- Coat of arms
- Coordinates (Strzelce Wielkie): 51°8′22″N 19°8′42″E﻿ / ﻿51.13944°N 19.14500°E
- Country: Poland
- Voivodeship: Łódź
- County: Pajęczno
- Seat: Strzelce Wielkie

Area
- • Total: 77.66 km^{2} (29.98 sq mi)

Population (2006)
- • Total: 4,883
- • Density: 63/km^{2} (160/sq mi)
- Website: http://www.gminy.pl/Strzelce_Wielkie

= Gmina Strzelce Wielkie =

Gmina Strzelce Wielkie is a rural gmina (administrative district) in Pajęczno County, Łódź Voivodeship, in central Poland. Its seat is the village of Strzelce Wielkie, which lies approximately 11 km east of Pajęczno and 75 km south of the regional capital Łódź.
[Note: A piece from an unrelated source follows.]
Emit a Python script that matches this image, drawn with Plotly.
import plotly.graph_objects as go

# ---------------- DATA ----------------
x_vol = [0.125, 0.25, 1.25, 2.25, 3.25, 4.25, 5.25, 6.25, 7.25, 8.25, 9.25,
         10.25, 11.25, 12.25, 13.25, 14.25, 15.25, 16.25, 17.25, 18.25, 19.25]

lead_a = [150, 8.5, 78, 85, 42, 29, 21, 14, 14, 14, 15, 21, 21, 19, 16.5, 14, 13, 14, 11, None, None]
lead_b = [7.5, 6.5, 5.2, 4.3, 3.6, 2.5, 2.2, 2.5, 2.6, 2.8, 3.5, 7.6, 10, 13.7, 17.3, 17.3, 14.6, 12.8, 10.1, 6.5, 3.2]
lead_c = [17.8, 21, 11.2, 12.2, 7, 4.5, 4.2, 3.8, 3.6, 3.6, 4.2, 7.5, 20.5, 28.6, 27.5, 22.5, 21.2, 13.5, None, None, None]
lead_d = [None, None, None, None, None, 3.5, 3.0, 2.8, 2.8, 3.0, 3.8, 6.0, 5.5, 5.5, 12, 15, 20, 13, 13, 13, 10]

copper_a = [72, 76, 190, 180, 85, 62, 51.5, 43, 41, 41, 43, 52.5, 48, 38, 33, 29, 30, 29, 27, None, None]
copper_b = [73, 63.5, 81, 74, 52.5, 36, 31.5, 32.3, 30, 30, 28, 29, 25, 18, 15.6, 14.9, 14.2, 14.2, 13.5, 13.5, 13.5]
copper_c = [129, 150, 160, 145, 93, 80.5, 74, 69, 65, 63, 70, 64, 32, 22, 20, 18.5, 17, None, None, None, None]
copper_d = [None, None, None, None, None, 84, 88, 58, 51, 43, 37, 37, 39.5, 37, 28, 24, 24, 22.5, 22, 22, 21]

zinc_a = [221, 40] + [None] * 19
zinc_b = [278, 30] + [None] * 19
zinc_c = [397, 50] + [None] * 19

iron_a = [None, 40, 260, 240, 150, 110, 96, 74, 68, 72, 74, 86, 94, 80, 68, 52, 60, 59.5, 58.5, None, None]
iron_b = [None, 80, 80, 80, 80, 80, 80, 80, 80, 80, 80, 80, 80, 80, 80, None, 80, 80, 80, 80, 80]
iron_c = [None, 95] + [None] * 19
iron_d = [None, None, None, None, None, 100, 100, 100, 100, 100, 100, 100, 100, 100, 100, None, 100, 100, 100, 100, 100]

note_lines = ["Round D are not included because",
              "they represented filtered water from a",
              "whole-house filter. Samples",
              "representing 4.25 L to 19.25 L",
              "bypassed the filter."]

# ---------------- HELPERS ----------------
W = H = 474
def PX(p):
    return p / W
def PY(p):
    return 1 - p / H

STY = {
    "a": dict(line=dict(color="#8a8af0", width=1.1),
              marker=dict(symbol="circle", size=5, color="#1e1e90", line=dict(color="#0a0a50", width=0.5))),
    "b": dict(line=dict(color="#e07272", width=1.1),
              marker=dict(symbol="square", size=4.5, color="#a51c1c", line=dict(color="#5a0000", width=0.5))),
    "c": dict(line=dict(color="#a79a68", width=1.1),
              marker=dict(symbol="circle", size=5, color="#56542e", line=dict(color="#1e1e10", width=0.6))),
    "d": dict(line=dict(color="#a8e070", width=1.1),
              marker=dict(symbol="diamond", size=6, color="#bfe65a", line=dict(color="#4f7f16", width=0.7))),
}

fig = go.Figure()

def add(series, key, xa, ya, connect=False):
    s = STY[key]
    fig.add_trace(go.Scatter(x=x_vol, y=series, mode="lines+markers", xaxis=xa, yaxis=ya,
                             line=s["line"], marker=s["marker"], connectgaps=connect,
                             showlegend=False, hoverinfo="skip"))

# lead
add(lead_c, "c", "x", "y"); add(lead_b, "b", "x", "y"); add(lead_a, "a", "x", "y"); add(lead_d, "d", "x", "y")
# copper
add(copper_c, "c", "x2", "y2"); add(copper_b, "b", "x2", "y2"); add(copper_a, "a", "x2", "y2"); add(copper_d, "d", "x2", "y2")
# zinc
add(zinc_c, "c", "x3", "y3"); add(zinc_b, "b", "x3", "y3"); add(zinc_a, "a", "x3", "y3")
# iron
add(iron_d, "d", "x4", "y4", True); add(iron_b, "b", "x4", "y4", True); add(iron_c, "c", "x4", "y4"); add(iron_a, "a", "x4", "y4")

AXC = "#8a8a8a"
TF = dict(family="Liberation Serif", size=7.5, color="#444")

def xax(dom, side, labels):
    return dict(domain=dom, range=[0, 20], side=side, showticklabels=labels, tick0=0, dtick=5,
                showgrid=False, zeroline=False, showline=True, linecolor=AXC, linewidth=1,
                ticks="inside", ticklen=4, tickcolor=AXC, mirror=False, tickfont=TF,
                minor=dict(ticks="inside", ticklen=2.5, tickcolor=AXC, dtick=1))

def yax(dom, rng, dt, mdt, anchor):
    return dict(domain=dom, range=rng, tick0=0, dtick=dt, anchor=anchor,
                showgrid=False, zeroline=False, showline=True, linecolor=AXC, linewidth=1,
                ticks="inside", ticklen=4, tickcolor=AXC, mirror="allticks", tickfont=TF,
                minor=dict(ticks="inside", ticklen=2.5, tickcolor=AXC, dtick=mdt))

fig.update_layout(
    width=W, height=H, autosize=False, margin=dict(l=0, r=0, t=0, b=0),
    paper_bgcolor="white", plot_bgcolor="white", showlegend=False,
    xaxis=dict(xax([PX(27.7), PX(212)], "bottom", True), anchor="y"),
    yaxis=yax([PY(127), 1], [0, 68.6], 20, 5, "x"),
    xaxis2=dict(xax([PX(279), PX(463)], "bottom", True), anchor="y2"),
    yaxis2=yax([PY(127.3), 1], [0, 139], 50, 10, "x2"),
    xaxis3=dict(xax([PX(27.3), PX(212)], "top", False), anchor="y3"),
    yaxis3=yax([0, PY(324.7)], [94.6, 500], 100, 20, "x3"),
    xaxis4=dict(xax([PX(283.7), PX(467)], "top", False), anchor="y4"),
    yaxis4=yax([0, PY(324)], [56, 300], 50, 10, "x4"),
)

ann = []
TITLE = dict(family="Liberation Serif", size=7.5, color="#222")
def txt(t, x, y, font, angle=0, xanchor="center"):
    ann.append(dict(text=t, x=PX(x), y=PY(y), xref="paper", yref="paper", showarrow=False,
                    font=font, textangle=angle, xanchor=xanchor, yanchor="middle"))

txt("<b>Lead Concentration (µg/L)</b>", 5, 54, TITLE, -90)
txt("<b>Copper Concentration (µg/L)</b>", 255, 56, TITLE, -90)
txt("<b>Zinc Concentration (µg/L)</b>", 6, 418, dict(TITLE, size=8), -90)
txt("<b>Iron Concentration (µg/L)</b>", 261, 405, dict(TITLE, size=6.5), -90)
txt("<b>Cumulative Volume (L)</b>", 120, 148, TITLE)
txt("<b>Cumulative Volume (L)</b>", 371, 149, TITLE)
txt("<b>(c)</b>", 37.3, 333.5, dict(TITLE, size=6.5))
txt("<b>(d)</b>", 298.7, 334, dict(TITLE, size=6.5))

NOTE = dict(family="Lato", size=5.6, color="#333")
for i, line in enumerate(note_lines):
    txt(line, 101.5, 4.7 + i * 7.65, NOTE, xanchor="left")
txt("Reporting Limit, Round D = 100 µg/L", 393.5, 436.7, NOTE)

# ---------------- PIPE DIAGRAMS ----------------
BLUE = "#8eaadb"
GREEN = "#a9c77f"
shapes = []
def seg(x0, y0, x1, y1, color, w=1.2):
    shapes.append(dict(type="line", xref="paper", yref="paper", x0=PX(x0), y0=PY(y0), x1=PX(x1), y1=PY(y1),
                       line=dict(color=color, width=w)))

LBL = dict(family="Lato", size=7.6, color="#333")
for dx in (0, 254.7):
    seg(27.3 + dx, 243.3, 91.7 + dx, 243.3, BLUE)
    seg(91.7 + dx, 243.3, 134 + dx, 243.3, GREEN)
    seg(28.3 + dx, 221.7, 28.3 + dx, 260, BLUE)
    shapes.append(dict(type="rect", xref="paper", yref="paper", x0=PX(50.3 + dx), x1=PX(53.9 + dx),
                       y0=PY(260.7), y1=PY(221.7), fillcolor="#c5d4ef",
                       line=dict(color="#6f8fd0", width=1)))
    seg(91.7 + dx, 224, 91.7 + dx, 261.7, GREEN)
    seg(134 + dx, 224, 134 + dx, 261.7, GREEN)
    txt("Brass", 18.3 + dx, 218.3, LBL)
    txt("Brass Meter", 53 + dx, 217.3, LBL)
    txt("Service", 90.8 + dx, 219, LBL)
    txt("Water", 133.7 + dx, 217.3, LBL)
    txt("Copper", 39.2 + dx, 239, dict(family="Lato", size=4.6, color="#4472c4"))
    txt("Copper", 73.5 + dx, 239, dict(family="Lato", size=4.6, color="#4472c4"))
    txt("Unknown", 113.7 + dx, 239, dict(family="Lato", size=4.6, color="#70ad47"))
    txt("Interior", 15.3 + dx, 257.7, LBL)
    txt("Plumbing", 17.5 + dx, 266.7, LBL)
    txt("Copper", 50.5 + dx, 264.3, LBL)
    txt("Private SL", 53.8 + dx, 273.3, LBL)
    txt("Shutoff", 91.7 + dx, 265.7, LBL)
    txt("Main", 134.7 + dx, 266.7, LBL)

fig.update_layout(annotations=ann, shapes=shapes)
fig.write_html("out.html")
The gmina covers an area of 77.66 km2, and as of 2006 its total population is 4,883.

==Villages==
Gmina Strzelce Wielkie contains the villages and settlements of Antonina, Dębowiec Mały, Dębowiec Wielki, Górki, Marzęcice, Pomiary, Skąpa, Strzelce Wielkie, Wiewiec, Wistka, Wola Jankowska, Wola Wiewiecka, Zamoście-Kolonia and Zamoście-Wieś.

==Neighbouring gminas==
Gmina Strzelce Wielkie is bordered by the gminas of Ładzice, Lgota Wielka, Nowa Brzeźnica, Pajęczno, Rząśnia and Sulmierzyce.